Chart Transition Map for an Atlas With One Chart

Question

I'll probably get negative reputation points for this but here goes. I've been asked to consider an atlas with a single chart $\{(U_i,x_i)\}$ on a manifold $M$ of dimension 1 (I won't say exactly what the chart is) and I need to talk about the chart transition map. My question is, what is the correct formalism for this notion? It seems silly to consider $x_i\circ x_i^{-1}: \mathbb{R}\to \mathbb{R}$. I mean, in this case, you aren't really transitioning to another chart image of a subset of the manifold which seems contrary to the notion of a chart transition map.
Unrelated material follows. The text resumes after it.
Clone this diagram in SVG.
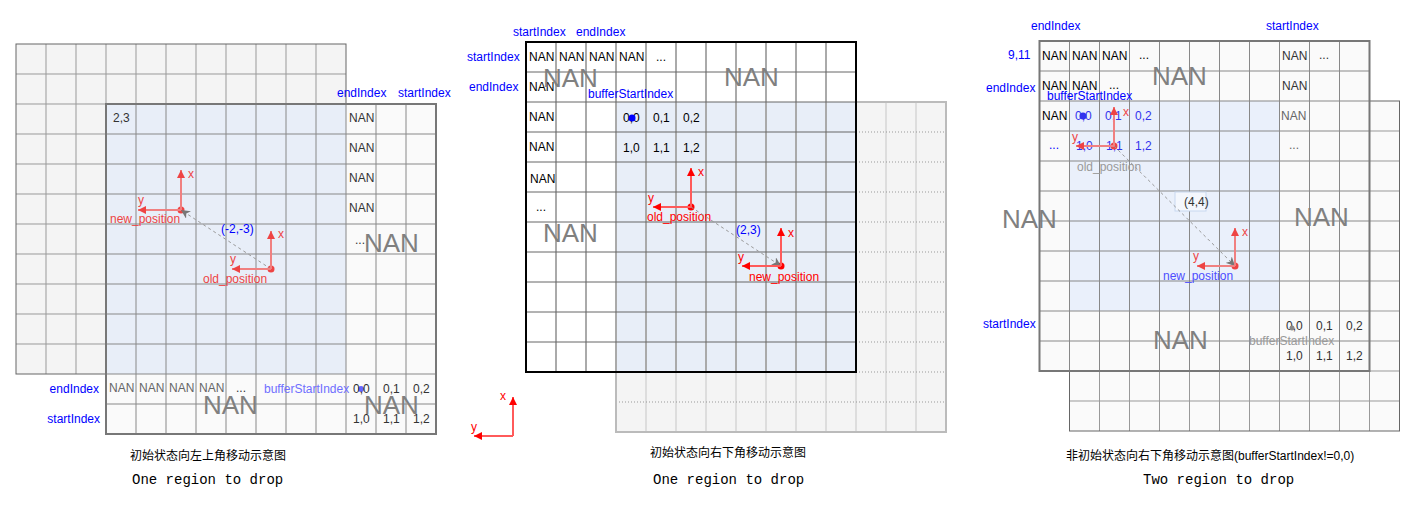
<svg xmlns="http://www.w3.org/2000/svg" width="1415" height="511" viewBox="0 0 1415 511">
<style>
text{font-family:"Liberation Sans",Arial,sans-serif;font-size:12px;}
.blue{fill:#0000ff;}
.lb{fill:#6f6fff;}
.dk{fill:#333;}
.bk{fill:#000;}
.md{fill:#666;}
.gr{fill:#999;}
.big{font-size:26px;fill:#808080;}
.r1{fill:#ee4444;}
.r2{fill:#ff0000;}
.cap{font-family:"Liberation Sans","Noto Sans CJK SC",sans-serif;font-size:12px;fill:#000;}
.mono{font-family:"Liberation Mono","DejaVu Sans Mono",monospace;font-size:14px;fill:#000;}
.ax1{stroke:#f08080;stroke-width:2;fill:none;marker-end:url(#ar1);}
.ax2{stroke:#ff5a5a;stroke-width:2;fill:none;marker-end:url(#ar2);}
.dash{stroke:#999;stroke-width:1;stroke-dasharray:3 3;fill:none;marker-end:url(#ag);}
</style>
<defs>
<marker id="ar1" viewBox="0 0 10 10" refX="10" refY="5" markerWidth="8" markerHeight="8" markerUnits="userSpaceOnUse" orient="auto"><path d="M0,0L10,5L0,10z" fill="#ee4444"/></marker>
<marker id="ar2" viewBox="0 0 10 10" refX="10" refY="5" markerWidth="8" markerHeight="8" markerUnits="userSpaceOnUse" orient="auto"><path d="M0,0L10,5L0,10z" fill="#ff0000"/></marker>
<marker id="ag" viewBox="0 0 10 10" refX="10" refY="5" markerWidth="9" markerHeight="9" markerUnits="userSpaceOnUse" orient="auto"><path d="M0,0L10,5L0,10L3,5z" fill="#777"/></marker>
</defs>
<rect width="1415" height="511" fill="#fff"/>

<!-- Panel 1 -->
<g id="p1-back-grid">
<rect x="16" y="44" width="330" height="330" fill="#f4f4f4"/>
<path d="M46 44V374M76 44V374M106 44V374M136 44V374M166 44V374M196 44V374M226 44V374M256 44V374M286 44V374M316 44V374M16 74H346M16 104H346M16 134H346M16 164H346M16 194H346M16 224H346M16 254H346M16 284H346M16 314H346M16 344H346" stroke="#999" fill="none"/>
<rect x="16" y="44" width="330" height="330" fill="none" stroke="#666"/>
</g>
<g id="p1-front-grid">
<rect x="106" y="104" width="330" height="330" fill="#fafafa"/>
<rect x="106" y="104" width="240" height="270" fill="#e8eef8"/>
<path d="M136 104V434M166 104V434M196 104V434M226 104V434M256 104V434M286 104V434M316 104V434M346 104V434M376 104V434M406 104V434M106 134H436M106 164H436M106 194H436M106 224H436M106 254H436M106 284H436M106 314H436M106 344H436M106 374H436M106 404H436" stroke="#888" fill="none"/>
<rect x="106" y="104" width="330" height="330" fill="none" stroke="#777" stroke-width="2"/>
</g>
<g id="p1-labels">
<text x="113" y="122" class="dk">2,3</text>
<text x="337" y="97" class="blue">endIndex</text>
<text x="398" y="97" class="blue">startIndex</text>
<text x="349" y="122" class="dk">NAN</text>
<text x="349" y="152" class="dk">NAN</text>
<text x="349" y="182" class="dk">NAN</text>
<text x="349" y="212" class="dk">NAN</text>
<text x="355" y="244" class="dk">...</text>
<text x="364" y="252" class="big">NAN</text>
<text x="109" y="392" class="md">NAN</text>
<text x="139" y="392" class="md">NAN</text>
<text x="169" y="392" class="md">NAN</text>
<text x="199" y="392" class="md">NAN</text>
<text x="241" y="392" class="dk" text-anchor="middle">...</text>
<text x="264" y="393" class="lb">bufferStartIndex</text>
<circle cx="361" cy="389" r="3" fill="#6666ff"/>
<text x="353" y="393" class="dk">0,0</text>
<text x="383" y="393" class="dk">0,1</text>
<text x="413" y="393" class="dk">0,2</text>
<text x="353" y="423" class="dk">1,0</text>
<text x="383" y="423" class="dk">1,1</text>
<text x="413" y="423" class="dk">1,2</text>
<text x="203" y="414" class="big">NAN</text>
<text x="364" y="414" class="big">NAN</text>
<text x="99" y="393" class="blue" text-anchor="end">endIndex</text>
<text x="100" y="423" class="blue" text-anchor="end">startIndex</text>
<text x="221" y="233" class="blue">(-2,-3)</text>
</g>
<g id="p1-new-position">
<circle cx="181" cy="210" r="3.5" fill="#ee4444"/>
<text x="188" y="178" class="r1">x</text>
<text x="138" y="204" class="r1">y</text>
<text x="110" y="223" class="r1">new_position</text>
</g>
<g id="p1-old-position">
<circle cx="271" cy="269" r="3.5" fill="#ee4444"/>
<text x="278" y="238" class="r1">x</text>
<text x="230" y="263" class="r1">y</text>
<text x="203" y="283" class="r1">old_position</text>
</g>
<g id="p1-captions">
<text x="130" y="460" class="cap">初始状态向左上角移动示意图</text>
<text x="132" y="484" class="mono">One region to drop</text>
</g>

<!-- Panel 2 -->
<g id="p2-back-grid">
<rect x="616" y="102" width="330" height="330" fill="#f4f4f4"/>
<path d="M646 102V432M676 102V432M706 102V432M736 102V432M766 102V432M796 102V432M826 102V432M856 102V432M886 102V432M916 102V432" stroke="#ddd" stroke-width="2" fill="none"/>
<path d="M616 132H946M616 162H946M616 192H946M616 222H946M616 252H946M616 282H946M616 312H946M616 342H946M616 372H946M616 402H946" stroke="#999" stroke-dasharray="1 2" fill="none"/>
<rect x="616" y="102" width="330" height="330" fill="none" stroke="#bbb" stroke-width="2"/>
</g>
<g id="p2-front-grid">
<rect x="526" y="42" width="330" height="330" fill="#fff"/>
<rect x="616" y="102" width="240" height="270" fill="#e8eef8"/>
<path d="M556 42V372M586 42V372M616 42V372M646 42V372M676 42V372M706 42V372M736 42V372M766 42V372M796 42V372M826 42V372" stroke="#aaa" stroke-width="2" fill="none"/>
<path d="M526 72H856M526 102H856M526 132H856M526 162H856M526 192H856M526 222H856M526 252H856M526 282H856M526 312H856M526 342H856" stroke="#666" fill="none"/>
<rect x="526" y="42" width="330" height="330" fill="none" stroke="#000" stroke-width="2"/>
</g>
<g id="p2-labels">
<text x="513" y="36" class="blue">startIndex</text>
<text x="576" y="36" class="blue">endIndex</text>
<text x="467" y="61" class="blue">startIndex</text>
<text x="469" y="91" class="blue">endIndex</text>
<text x="529" y="61" class="bk">NAN</text>
<text x="559" y="61" class="bk">NAN</text>
<text x="589" y="61" class="bk">NAN</text>
<text x="619" y="61" class="bk">NAN</text>
<text x="661" y="61" class="bk" text-anchor="middle">...</text>
<text x="529" y="91" class="bk">NAN</text>
<text x="529" y="121" class="bk">NAN</text>
<text x="529" y="151" class="bk">NAN</text>
<text x="530" y="183" class="bk">NAN</text>
<text x="541" y="211" class="bk" text-anchor="middle">...</text>
<text x="543" y="87" class="big">NAN</text>
<text x="724" y="86" class="big">NAN</text>
<text x="543" y="242" class="big">NAN</text>
<text x="588" y="98" class="blue">bufferStartIndex</text>
<text x="623" y="122" class="bk">0,0</text>
<circle cx="632" cy="118" r="3.5" fill="#0000ff"/>
<text x="653" y="122" class="bk">0,1</text>
<text x="683" y="122" class="bk">0,2</text>
<text x="623" y="152" class="bk">1,0</text>
<text x="653" y="152" class="bk">1,1</text>
<text x="683" y="152" class="bk">1,2</text>
<text x="736" y="234" class="blue">(2,3)</text>
</g>
<g id="p2-old-position">
<circle cx="691" cy="207" r="3.5" fill="#ff0000"/>
<text x="698" y="176" class="r2">x</text>
<text x="648" y="202" class="r2">y</text>
<text x="647" y="221" class="r2">old_position</text>
</g>
<g id="p2-new-position">
<circle cx="781" cy="266" r="3.5" fill="#ff0000"/>
<text x="788" y="237" class="r2">x</text>
<text x="738" y="261" class="r2">y</text>
<text x="749" y="281" class="r2">new_position</text>
</g>
<g id="p2-axis-legend">
<text x="500" y="400" class="r2">x</text>
<text x="471" y="431" class="r2">y</text>
</g>
<g id="p2-captions">
<text x="650" y="457" class="cap">初始状态向右下角移动示意图</text>
<text x="653" y="484" class="mono">One region to drop</text>
</g>

<!-- Panel 3 -->
<g id="p3-back-grid">
<rect x="1069.5" y="101" width="330" height="330" fill="#fafafa"/>
<path d="M1099.5 101V431M1129.5 101V431M1159.5 101V431M1189.5 101V431M1219.5 101V431M1249.5 101V431M1279.5 101V431M1309.5 101V431M1339.5 101V431M1369.5 101V431M1069.5 131H1399.5M1069.5 161H1399.5M1069.5 191H1399.5M1069.5 221H1399.5M1069.5 251H1399.5M1069.5 281H1399.5M1069.5 311H1399.5M1069.5 341H1399.5M1069.5 371H1399.5M1069.5 401H1399.5" stroke="#999" fill="none"/>
<rect x="1069.5" y="101" width="330" height="330" fill="none" stroke="#666"/>
</g>
<g id="p3-front-grid">
<rect x="1039.5" y="41" width="330" height="330" fill="#fafafa"/>
<rect x="1069.5" y="101" width="210" height="210" fill="#eaf0fb"/>
<path d="M1069.5 41V371M1099.5 41V371M1129.5 41V371M1159.5 41V371M1189.5 41V371M1219.5 41V371M1249.5 41V371M1279.5 41V371M1309.5 41V371M1339.5 41V371M1039.5 71H1369.5M1039.5 101H1369.5M1039.5 131H1369.5M1039.5 161H1369.5M1039.5 191H1369.5M1039.5 221H1369.5M1039.5 251H1369.5M1039.5 281H1369.5M1039.5 311H1369.5M1039.5 341H1369.5" stroke="#888" fill="none"/>
<rect x="1039.5" y="41" width="330" height="330" fill="none" stroke="#777" stroke-width="2"/>
</g>
<g id="p3-labels">
<text x="1031" y="30" class="blue">endIndex</text>
<text x="1266" y="30" class="blue">startIndex</text>
<text x="1008" y="59" class="blue">9,11</text>
<text x="986" y="92" class="blue">endIndex</text>
<text x="983" y="328" class="blue">startIndex</text>
<text x="1042" y="60" class="bk">NAN</text>
<text x="1072" y="60" class="bk">NAN</text>
<text x="1102" y="60" class="bk">NAN</text>
<text x="1144" y="59" class="bk" text-anchor="middle">...</text>
<text x="1282" y="60" class="dk">NAN</text>
<text x="1324" y="59" class="dk" text-anchor="middle">...</text>
<text x="1042" y="90" class="bk">NAN</text>
<text x="1072" y="90" class="bk">NAN</text>
<text x="1114" y="89" class="bk" text-anchor="middle">...</text>
<text x="1282" y="90" class="dk">NAN</text>
<text x="1042" y="120" class="bk">NAN</text>
<text x="1281" y="120" class="md">NAN</text>
<text x="1054" y="149" class="blue" text-anchor="middle">...</text>
<text x="1294" y="149" class="md" text-anchor="middle">...</text>
<text x="1152" y="85" class="big">NAN</text>
<text x="1002" y="228" class="big">NAN</text>
<text x="1294" y="226" class="big">NAN</text>
<text x="1153" y="349" class="big">NAN</text>
<text x="1047" y="100" class="blue">bufferStartIndex</text>
<text x="1075" y="120" fill="#3333ee">0,0</text>
<circle cx="1083" cy="116" r="3.5" fill="#3333ee"/>
<text x="1105" y="120" fill="#3333ee">0,1</text>
<text x="1135" y="120" fill="#3333ee">0,2</text>
<text x="1076" y="150" fill="#3333ee">1,0</text>
<text x="1106" y="150" fill="#3333ee">1,1</text>
<text x="1135" y="150" fill="#3333ee">1,2</text>
<text x="1286" y="330" class="dk">0,0</text>
<text x="1316" y="330" class="dk">0,1</text>
<text x="1346" y="330" class="dk">0,2</text>
<text x="1286" y="360" class="dk">1,0</text>
<text x="1316" y="360" class="dk">1,1</text>
<text x="1346" y="360" class="dk">1,2</text>
<circle cx="1292" cy="328" r="2.5" fill="#888"/>
<text x="1249" y="345" class="gr">bufferStartIndex</text>
</g>
<g id="p3-distance-label">
<rect x="1175" y="192" width="31" height="19" fill="#f4f7fd" stroke="#c8d8f0"/>
<text x="1184" y="206" class="dk">(4,4)</text>
</g>
<g id="p3-old-position">
<circle cx="1114" cy="146" r="3.5" fill="#ee4444"/>
<text x="1123" y="116" class="r1">x</text>
<text x="1072" y="141" class="r1">y</text>
<text x="1077" y="171" class="gr">old_position</text>
</g>
<g id="p3-new-position">
<circle cx="1235" cy="266" r="3.5" fill="#ee4444"/>
<text x="1242" y="236" class="r1">x</text>
<text x="1193" y="260" class="r1">y</text>
<text x="1163" y="280" fill="#4d4dff">new_position</text>
</g>
<g id="p3-captions">
<text x="1066" y="460" class="cap">非初始状态向右下角移动示意图(bufferStartIndex!=0,0)</text>
<text x="1143" y="484" class="mono">Two region to drop</text>
</g>

<g id="connectors">
<path class="dash" d="M271 269L181 210"/>
<path class="ax1" d="M181 210V170"/>
<path class="ax1" d="M181 210H138"/>
<path class="ax1" d="M271 269V231"/>
<path class="ax1" d="M271 269H232"/>
<path class="dash" d="M691 207L781 266"/>
<path class="ax2" d="M691 207V168"/>
<path class="ax2" d="M691 207H653"/>
<path class="ax2" d="M781 266V228"/>
<path class="ax2" d="M781 266H742"/>
<path class="ax2" d="M513 436V397"/>
<path class="ax2" d="M513 436H474"/>
<path class="dash" d="M1114 146L1235 266"/>
<path class="ax1" d="M1114 146V107"/>
<path class="ax1" d="M1114 146H1076"/>
<path class="ax1" d="M1235 266V228"/>
<path class="ax1" d="M1235 266H1197"/>
</g>
</svg>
So, to be concise, my question is, can I consider $x_i\circ x_i^{-1}: \mathbb{R}\to \mathbb{R}$ to be a chart transition map if the map takes you to where you started?

Answer 1

If you have an atlas $A = \{(U, \phi)\}$ i.e with one chart then the transition map is the identity. The idea behind the transition map is to allow one not to lose information when using different charts on the same domain. You can see this in the fact that we require both $\phi_i \circ \phi_j^{-1}$ and $\phi_j \circ \phi_i^{-1}$ to be smooth i.e the transitions are diffeomorphisms.